As far as we know, few other medications belonging to the CAI pharmacologic class, apart AAZ, were investigated in clinical trials for the treatment of IIH, but the in vitro inhibition data analyzed in previous studies of several drugs may provide the rationale for using other agents, such as MZA, TPM and ZNS in future clinical trials for the management of IIH(40),  Because we need to keep in mind that both acetazolamide and topiramate cause metabolic acidosis, by inhibiting carbonic anhydrase enzymes required for effective bicarbonate reabsorption in the kidneys (41), In the 2014 IIH Treatment Trial, patients were treated with acetazolamide up to 4 g daily, with an average adherence of 89% in the treatment group (42,43). Seventeen treated IIH patients (20%) experienced 23 metabolic adverse effects, including metabolic acidosis (n = 6), decreased appetite (n = 6), hyperchloremia (n = 4), hypokalemia (n = 4), and dehydration (n = 2) (42,43), hence why Individuals using acetazolamide for IIH should be monitored for electrolyte imbalances and tachypnea.

The repetition of evacuating lumbar punctures associated to acetazolamide sometimes allows a full recovery. The mechanism by which Optic nerve sheath decompression (ONSD) works has not been clarified.  The lumboperitoneal (L-P) technique has traditionally been the method of choice if case of medical treatment failure.

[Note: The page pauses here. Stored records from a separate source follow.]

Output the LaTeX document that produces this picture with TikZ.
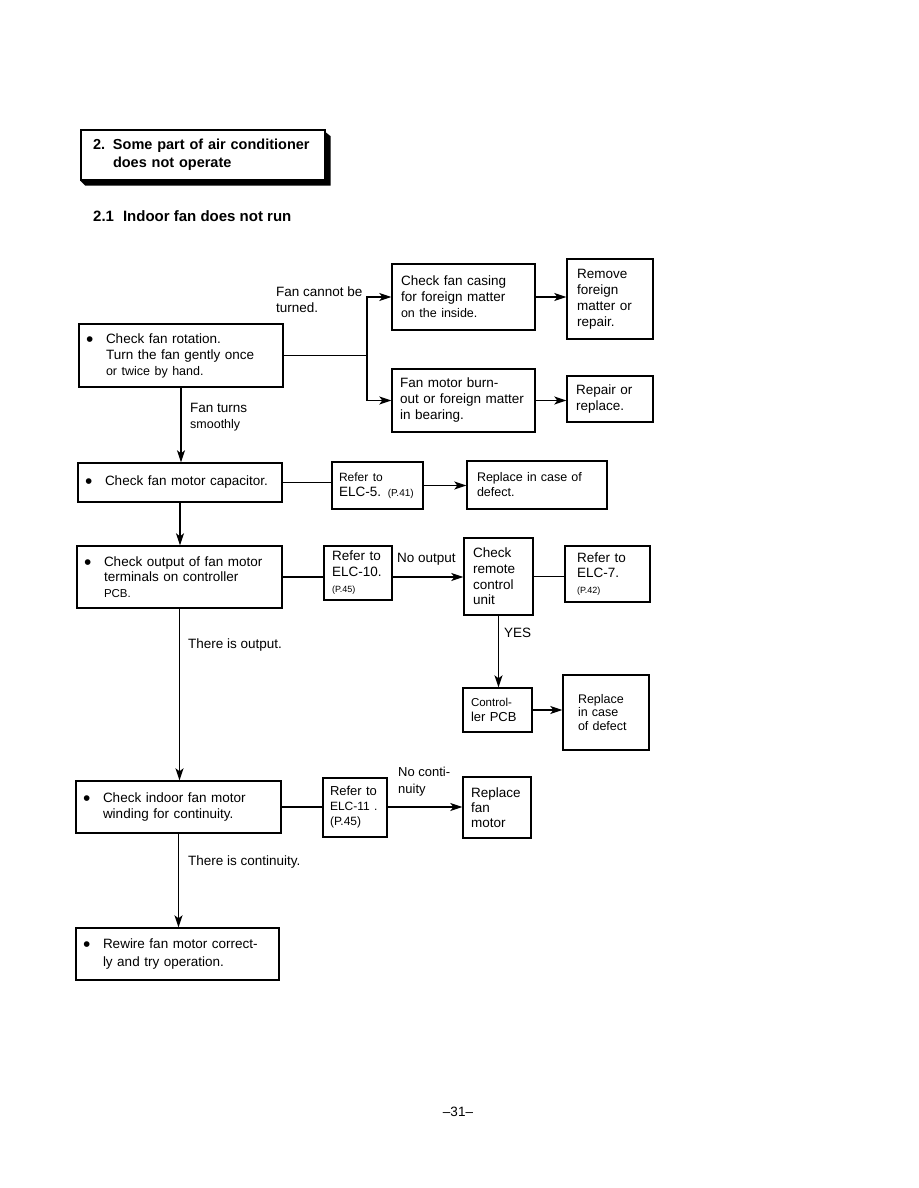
\documentclass[tikz,border=0pt]{standalone}
\usepackage{fontspec}
\usepackage{graphicx}
\setmainfont{Liberation Sans}
\usetikzlibrary{arrows.meta}
\newcommand{\bul}{\makebox[19pt][l]{\hspace*{-1pt}\raisebox{-3pt}{\scalebox{1.55}{•}}}}
\newcommand{\ind}{\hspace*{19pt}}
\newcommand{\fsz}[2]{\fontsize{#1}{#2}\selectfont}
\begin{document}
\begin{tikzpicture}[x=1pt,y=-1pt,
  every node/.style={inner sep=0pt},
  box/.style={draw, line width=1.4pt, inner xsep=9pt, inner ysep=0pt, align=left, font=\fsz{13.5}{16}},
  lbl/.style={anchor=west, align=left, font=\fsz{13.5}{16}},
  ln/.style={line width=1.4pt},
  arr/.style={line width=1.4pt, -{Stealth[length=12pt,width=8pt,inset=3pt]}}
]
\fill[white] (0,0) rectangle (918,1188);
\useasboundingbox (0,0) rectangle (918,1188);

% title
\node[draw, line width=1.4pt, minimum width=244pt, minimum height=50pt, text width=220pt, inner xsep=12pt, align=left, font=\bfseries\fsz{14.5}{18}] (T) at (203,155)
  {\makebox[20pt][l]{2.}Some part of air conditioner\\\hspace*{20pt}does not operate};
\fill ([yshift=-3pt]T.north east) -- ([xshift=5pt,yshift=-7pt]T.north east) -- ([xshift=5pt,yshift=-5pt]T.south east) -- ([xshift=5pt,yshift=-5pt]T.south west) -- (T.south west) -- (T.south east) -- cycle;
\node[anchor=west, font=\bfseries\fsz{15}{18}] (sub) at (93,216) {2.1\hspace{9pt}Indoor fan does not run};

% boxes
\node[box, inner xsep=8pt, minimum width=204pt, minimum height=63pt, text width=188pt] (A) at (181,355.5)
  {\bul Check fan rotation.\\\ind Turn the fan gently once\\\ind{\fsz{12.5}{16}or twice by hand.}};
\node[box, minimum width=143pt, minimum height=66pt, text width=125pt] (B) at (463.5,297)
  {Check fan casing\\for foreign matter\\{\fsz{12.5}{16}on the inside.}};
\node[box, inner xsep=10pt, minimum width=86pt, minimum height=80pt, text width=66pt] (C) at (610,299)
  {Remove\\foreign\\matter or\\repair.};
\node[box, inner xsep=8pt, minimum width=143pt, minimum height=63pt, text width=127pt] (D) at (463.5,400.5)
  {Fan motor burn-\\\mbox{out or foreign matter}\\in bearing.};
\node[box, minimum width=86pt, minimum height=46pt, text width=68pt] (E) at (610,399)
  {Repair or\\replace.};
\node[box, inner xsep=8pt, minimum width=204pt, minimum height=39pt, text width=188pt] (F) at (180,482.5)
  {\bul Check fan motor capacitor.};
\node[box, inner xsep=7pt, minimum width=91pt, minimum height=47pt, text width=77pt, font=\fsz{13.5}{15}] (R5) at (377.5,485.5)
  {{\fsz{12}{15}Refer to}\\\mbox{ELC-5. {\fsz{10}{15}(P.41)}}};
\node[box, inner xsep=10pt, minimum width=140pt, minimum height=48pt, text width=120pt, font=\fsz{12.5}{15}] (G) at (537,485)
  {Replace in case of\\defect.};
\node[box, inner xsep=8pt, minimum width=205pt, minimum height=62pt, text width=189pt, font=\fsz{13.5}{15.5}] (H) at (179.5,577)
  {\bul Check output of fan motor\\\ind terminals on controller\\\ind{\fsz{11.5}{15.5}PCB.}};
\node[box, inner xsep=8pt, minimum width=68pt, minimum height=54pt, text width=52pt, font=\fsz{13.5}{16}] (R10) at (358,573)
  {\mbox{Refer to}\\ELC-10.\\{\fsz{9}{16}(P.45)}};
\node[box, minimum width=69pt, minimum height=77pt, text width=51pt, font=\fsz{13.5}{15.7}] (I) at (498.5,576.5)
  {Check\\remote\\control\\unit};
\node[box, inner xsep=12pt, minimum width=85pt, minimum height=56pt, text width=61pt, font=\fsz{13.5}{15.5}] (J) at (607.5,574)
  {Refer to\\ELC-7.\\{\fsz{9}{15.5}(P.42)}};
\node[box, inner xsep=8pt, minimum width=69pt, minimum height=44pt, text width=53pt, font=\fsz{13}{15}] (K) at (497.5,710)
  {{\fsz{11.5}{15}Control-}\\ler PCB};
\node[box, inner xsep=15pt, minimum width=86pt, minimum height=75pt, text width=56pt, font=\fsz{12.5}{13.5}] (L) at (606,712.5)
  {Replace\\in case\\of defect};
\node[box, inner xsep=8pt, minimum width=205pt, minimum height=52pt, text width=189pt] (M) at (178.5,807)
  {\bul Check indoor fan motor\\\ind winding for continuity.};
\node[box, inner xsep=7pt, minimum width=64pt, minimum height=59pt, text width=50pt, font=\fsz{13}{15}] (R11) at (355,807.5)
  {\mbox{Refer to}\\{\fsz{12}{15}ELC-11 .}\\{\fsz{12}{15}(P.45)}};
\node[box, inner xsep=8pt, minimum width=68pt, minimum height=61pt, text width=52pt, font=\fsz{13.5}{15}] (N) at (497,807.5)
  {Replace\\fan\\motor};
\node[box, inner xsep=8pt, minimum width=203pt, minimum height=52pt, text width=187pt, font=\fsz{13.5}{18}] (O) at (177.5,954)
  {\bul Rewire fan motor correct-\\\ind ly and try operation.};

% labels
\node[lbl] (l1) at (276,300) {Fan cannot be\\turned.};
\node[lbl] (l2) at (190,417.5) {Fan turns\\{\fsz{12.5}{16}smoothly}};
\node[lbl] (l3) at (397,559) {No output};
\node[lbl] (l4) at (504,633) {YES};
\node[lbl] (l5) at (188,645) {There is output.};
\node[lbl, font=\fsz{13}{17}] (l6) at (398,781.5) {No conti-\\nuity};
\node[lbl] (l7) at (188,862) {There is continuity.};
\node[font=\fsz{13.5}{16}] (pg) at (458,1112) {\textendash31\textendash};

% connectors
\coordinate (j) at (367,355.5);
\draw[ln] (A.east) -- (j);
\draw[arr] (j) |- (B.west);
\draw[arr] (j) |- (D.west);
\draw[arr] (B.east) -- (B.east -| C.west);
\draw[arr] (D.east) -- (D.east -| E.west);
\draw[arr] (A.south) -- (A.south |- F.north);
\draw[ln] (F.east) -- (F.east -| R5.west);
\draw[arr] (R5.east) -- (R5.east -| G.west);
\draw[arr] (F.south) -- (F.south |- H.north);
\draw[ln] (H.east) -- (H.east -| R10.west);
\draw[arr] (R10.east |- H.east) -- (H.east -| I.west);
\draw[ln] (I.east) -- (I.east -| J.west);
\draw[arr] (I.south) -- (I.south |- K.north);
\draw[arr] (K.east) -- (K.east -| L.west);
\draw[arr] (H.south) -- (H.south |- M.north);
\draw[ln] (M.east) -- (M.east -| R11.west);
\draw[arr] (R11.east |- M.east) -- (M.east -| N.west);
\draw[arr] (M.south) -- (M.south |- O.north);
\end{tikzpicture}
\end{document}
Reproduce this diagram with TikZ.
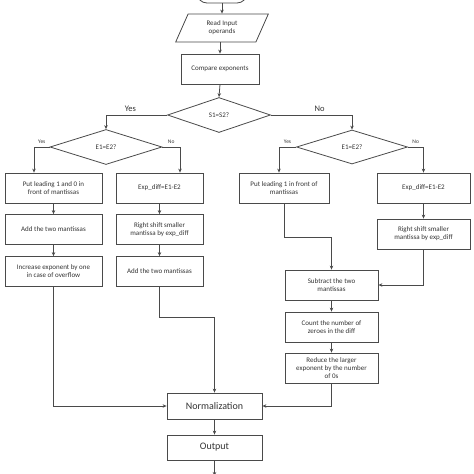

Given this evidence, it seems logical that when medication is being considered in patients with IIH with mild visual field loss, acetazolamide along with diet promoting weight loss must be considered the first-line therapeutic strategy in most cases. However medical and surgical treatment of patients with IIH is often challenging, requiring integration of the history, examination, and clinical course and The management approach should be tailored for each patient according to the severity of vision loss, severity of papilledema, severity of symptoms, response to medical therapy, and ability to tolerate medical therapy.